"Alan Moore", dans les secrets du mage

L'éditeur lyonnais Les Moutons Electriques a déjà proposé par le passé des ouvrages consacrés à des auteurs de bandes dessinées américaines (Jack Kirby, Steve Ditko), ce qui est plutôt commun : après tout il existe des études sérieuses faites sur Hergé, Franquin et Jacobs également. Cependant, il s’agit ici d’un ouvrage consacré à un scénariste (et les Moutons Electriques sont récidivistes car une première mouture de ce  livre était paru il y a dix ans, l’Hypothèse du lézard), le britannique Alan Moore, auteur entre autres de la BD Watchmen, adaptée à l’écran en 2009 — citons également From Hell portée à l’écran en 2000 avec Johnny Depp. Également écrivain à ses heures (la Voix du feu est paru l’année dernière),  l’œuvre de Moore dépasse donc  largement par son influence le simple cadre du comic book et mérite donc que l’on en parle ici.

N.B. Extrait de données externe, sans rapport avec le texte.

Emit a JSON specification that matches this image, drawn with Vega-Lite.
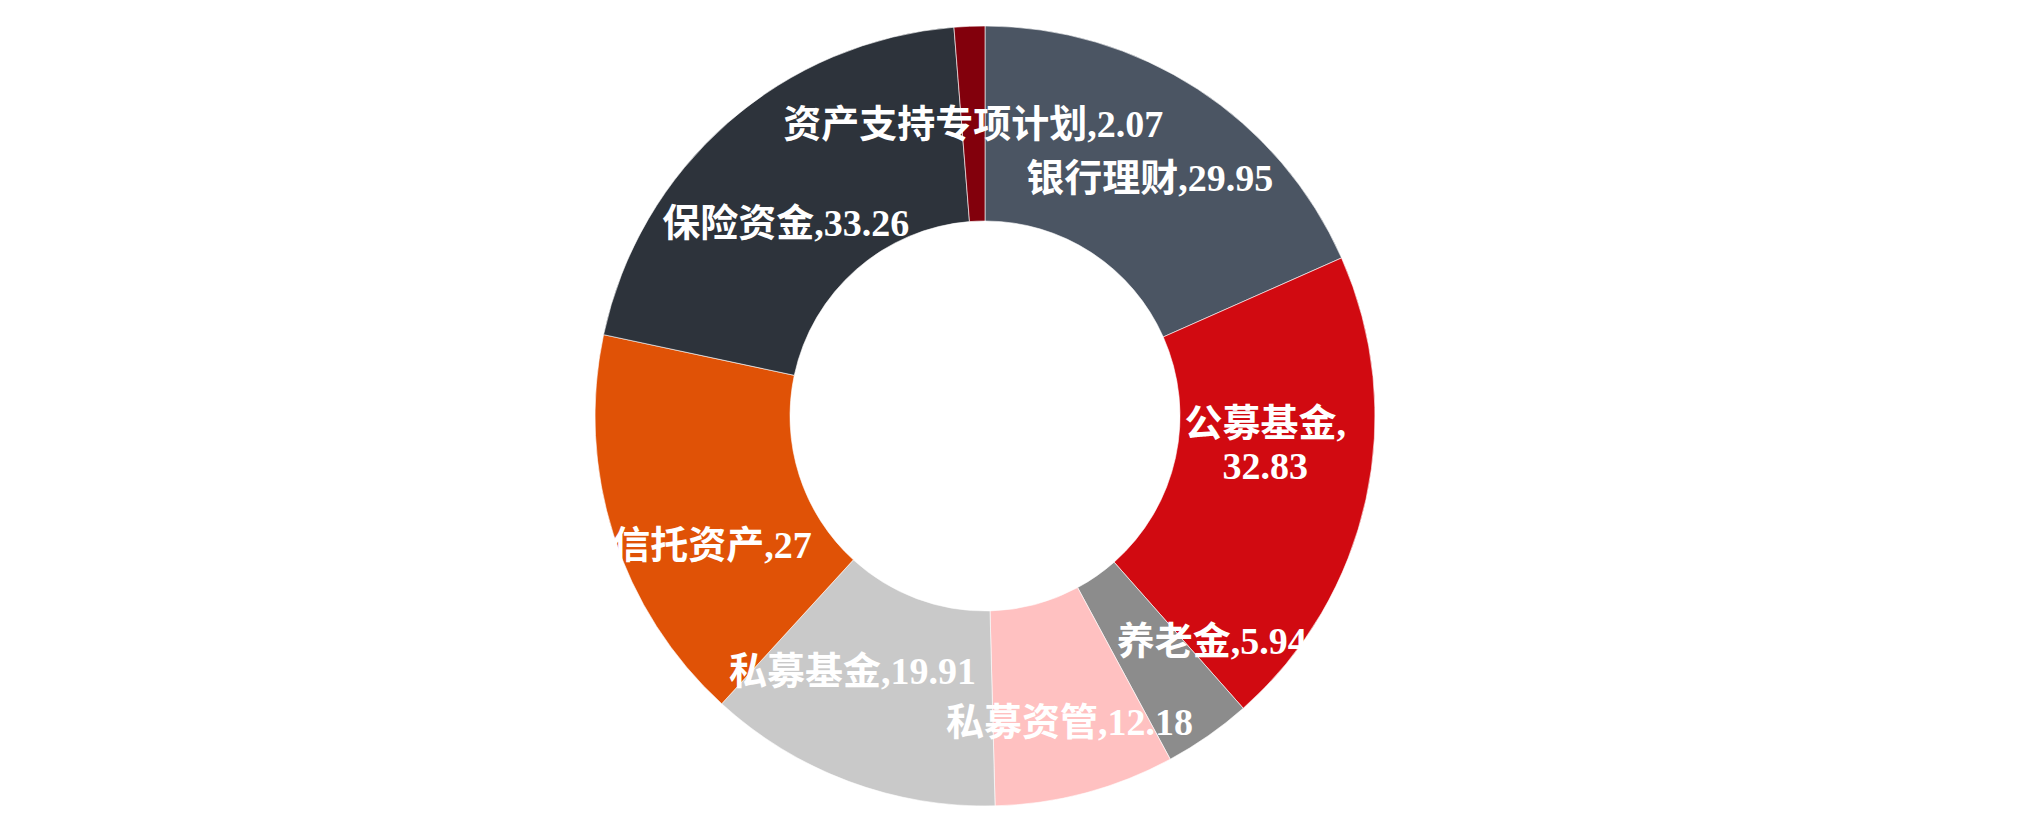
{
  "$schema": "https://vega.github.io/schema/vega-lite/v6.json",
  "width": 2038,
  "height": 826,
  "autosize": {"type": "fit", "contains": "padding"},
  "padding": {"left": 0, "top": 6, "right": 68, "bottom": 0},
  "background": "white",
  "view": {"stroke": null},
  "data": {
    "values": [
      {"name": "银行理财", "value": 29.95, "label": "银行理财,29.95"},
      {"name": "公募基金", "value": 32.83, "label": "公募基金,\n32.83"},
      {"name": "养老金", "value": 5.94, "label": "养老金,5.94"},
      {"name": "私募资管", "value": 12.18, "label": "私募资管,12.18"},
      {"name": "私募基金", "value": 19.91, "label": "私募基金,19.91"},
      {"name": "信托资产", "value": 27, "label": "信托资产,27"},
      {"name": "保险资金", "value": 33.26, "label": "保险资金,33.26"},
      {"name": "资产支持专项计划", "value": 2.07, "label": "资产支持专项计划,2.07"}
    ]
  },
  "transform": [
    {"window": [{"op": "row_number", "as": "rank"}]},
    {"stack": "value", "groupby": [], "sort": [{"field": "rank", "order": "ascending"}], "as": ["v0", "v1"]},
    {"calculate": "(datum.v0 + datum.v1) / 2", "as": "mid"}
  ],
  "layer": [
    {
      "mark": {"type": "arc", "outerRadius": 390, "innerRadius": 195, "stroke": "white", "strokeWidth": 0.6},
      "encoding": {
        "theta": {"field": "v0", "type": "quantitative", "scale": {"domain": [0, 163.14]}},
        "theta2": {"field": "v1"},
        "color": {
          "field": "name",
          "type": "nominal",
          "sort": null,
          "legend": null,
          "scale": {
            "domain": ["银行理财", "公募基金", "养老金", "私募资管", "私募基金", "信托资产", "保险资金", "资产支持专项计划"],
            "range": ["#4b5563", "#d10a11", "#8c8c8c", "#ffc1c1", "#c9c9c9", "#e05206", "#2d333b", "#82000c"]
          }
        }
      }
    },
    {
      "transform": [{"filter": "datum.name === '资产支持专项计划'"}],
      "mark": {"type": "text", "radius": 293, "dx": 0, "dy": 3, "fill": "white", "font": "Liberation Serif, Noto Sans CJK SC", "fontSize": 38, "fontWeight": "bold", "align": "center", "baseline": "middle"},
      "encoding": {"theta": {"field": "mid", "type": "quantitative"}, "text": {"field": "label", "type": "nominal"}}
    },
    {
      "transform": [{"filter": "datum.name === '银行理财'"}],
      "mark": {"type": "text", "radius": 293, "dx": 5, "dy": 10, "fill": "white", "font": "Liberation Serif, Noto Sans CJK SC", "fontSize": 38, "fontWeight": "bold", "align": "center", "baseline": "middle"},
      "encoding": {"theta": {"field": "mid", "type": "quantitative"}, "text": {"field": "label", "type": "nominal"}}
    },
    {
      "transform": [{"filter": "datum.name === '公募基金'"}],
      "mark": {"type": "text", "radius": 293, "dx": -6, "dy": -53, "fill": "white", "font": "Liberation Serif, Noto Sans CJK SC", "fontSize": 38, "fontWeight": "bold", "align": "center", "baseline": "middle", "lineBreak": "\n", "lineHeight": 43},
      "encoding": {"theta": {"field": "mid", "type": "quantitative"}, "text": {"field": "label", "type": "nominal"}}
    },
    {
      "transform": [{"filter": "datum.name === '养老金'"}],
      "mark": {"type": "text", "radius": 293, "dx": 59, "dy": -13, "fill": "white", "font": "Liberation Serif, Noto Sans CJK SC", "fontSize": 38, "fontWeight": "bold", "align": "center", "baseline": "middle"},
      "encoding": {"theta": {"field": "mid", "type": "quantitative"}, "text": {"field": "label", "type": "nominal"}}
    },
    {
      "transform": [{"filter": "datum.name === '私募资管'"}],
      "mark": {"type": "text", "radius": 293, "dx": 9, "dy": 25, "fill": "white", "font": "Liberation Serif, Noto Sans CJK SC", "fontSize": 38, "fontWeight": "bold", "align": "center", "baseline": "middle"},
      "encoding": {"theta": {"field": "mid", "type": "quantitative"}, "text": {"field": "label", "type": "nominal"}}
    },
    {
      "transform": [{"filter": "datum.name === '私募基金'"}],
      "mark": {"type": "text", "radius": 293, "dx": -30, "dy": -17, "fill": "white", "font": "Liberation Serif, Noto Sans CJK SC", "fontSize": 38, "fontWeight": "bold", "align": "center", "baseline": "middle"},
      "encoding": {"theta": {"field": "mid", "type": "quantitative"}, "text": {"field": "label", "type": "nominal"}}
    },
    {
      "transform": [{"filter": "datum.name === '信托资产'"}],
      "mark": {"type": "text", "radius": 293, "dx": 6, "dy": 42, "fill": "white", "font": "Liberation Serif, Noto Sans CJK SC", "fontSize": 38, "fontWeight": "bold", "align": "center", "baseline": "middle"},
      "encoding": {"theta": {"field": "mid", "type": "quantitative"}, "text": {"field": "label", "type": "nominal"}}
    },
    {
      "transform": [{"filter": "datum.name === '保险资金'"}],
      "mark": {"type": "text", "radius": 293, "dx": -6, "dy": 29, "fill": "white", "font": "Liberation Serif, Noto Sans CJK SC", "fontSize": 38, "fontWeight": "bold", "align": "center", "baseline": "middle"},
      "encoding": {"theta": {"field": "mid", "type": "quantitative"}, "text": {"field": "label", "type": "nominal"}}
    }
  ]
}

Au départ pensé comme une actualisation de l’Hypothèse du lézard, ce recueil se présente comme une étude compilant des articles censée nous donner un aperçu du parcours de Moore et insiste sur différentes œuvres (Watchmen évidemment mais également les séries Swamp Thing,  Supreme, V for Vendetta, Promethea), incluant aussi des entretiens avec le créateur britannique et des témoignages de collaborateurs, comme le dessinateur Stephen Bissette, voire d'écrivains comme Michael Moorcock. On tentera ici de faire quelques remarques sur le fond et la pertinence de la démarche critique qui sous-tend ce livre.

Un créateur

Né en 1953, Moore a commencé la BD en Angleterre, via les magazines 2000 AD et Warrior en écrivant des histoires courtes de SF, remarquées par leur ton satirique et un sens aigu du découpage. Il fait partie de cette génération d’artisites nglais (citons Neil Gaiman, Grant Morrison, Alan Davis entre autres) qui va débarquer aux Etats-Unis pour travailler chez les deux grands éditeurs, DC et Marvel, dans les années 80. Moore est celui qui leur ouvre la voie : il commence à œuvrer sur Swamp Thing dès 1983 et son magnum opus Watchmen sort dans le courant de l’année 1986. Ce grand succès marque aussi le début de ses problèmes récurrents avec les éditeurs : Moore revendique ses droits d’auteur, et le contrôle de ses créations et des royalties sur les produits dérivés. Après un dernier travail sur Batman (A Killing Joke en 1988), il rompt avec DC et se lance dans l’édition indépendante. Pour autant, Alan Moore n’est pas un créateur marginal, comme il est parfois présenté : il a connu de grands succès publics après watchmen (Supreme, La ligue des gentlemen extraordinaires notamment) et c’est de lui-même qu’il a décidé — par deux fois, à la fin des années 80 et en 2005 — de prendre ses distances avec le monde du comic book.

Un recueil hétéroclite

Comme il s’agit d’un ouvrage collectif, le type et la valeur des articles sont variables. Trois entretiens avec Moore sont proposés, de caractère plutôt inégal : dans le premier, Moore est sur la réserve alors qu’il se livre beaucoup plus dans le 2e. On trouve également deux contributions d’artistes ayant travaillé avec Moore : une avec Eddie Campbell (pour From Hell) et une autre de Stephen Bissette (Swamp Thing). Cette dernière, par les informations qu’elle livre sur la méthode de travail de Moore et sur la liberté qu’il laisse à ses dessinateurs, est parmi les plus intéressantes du recueil.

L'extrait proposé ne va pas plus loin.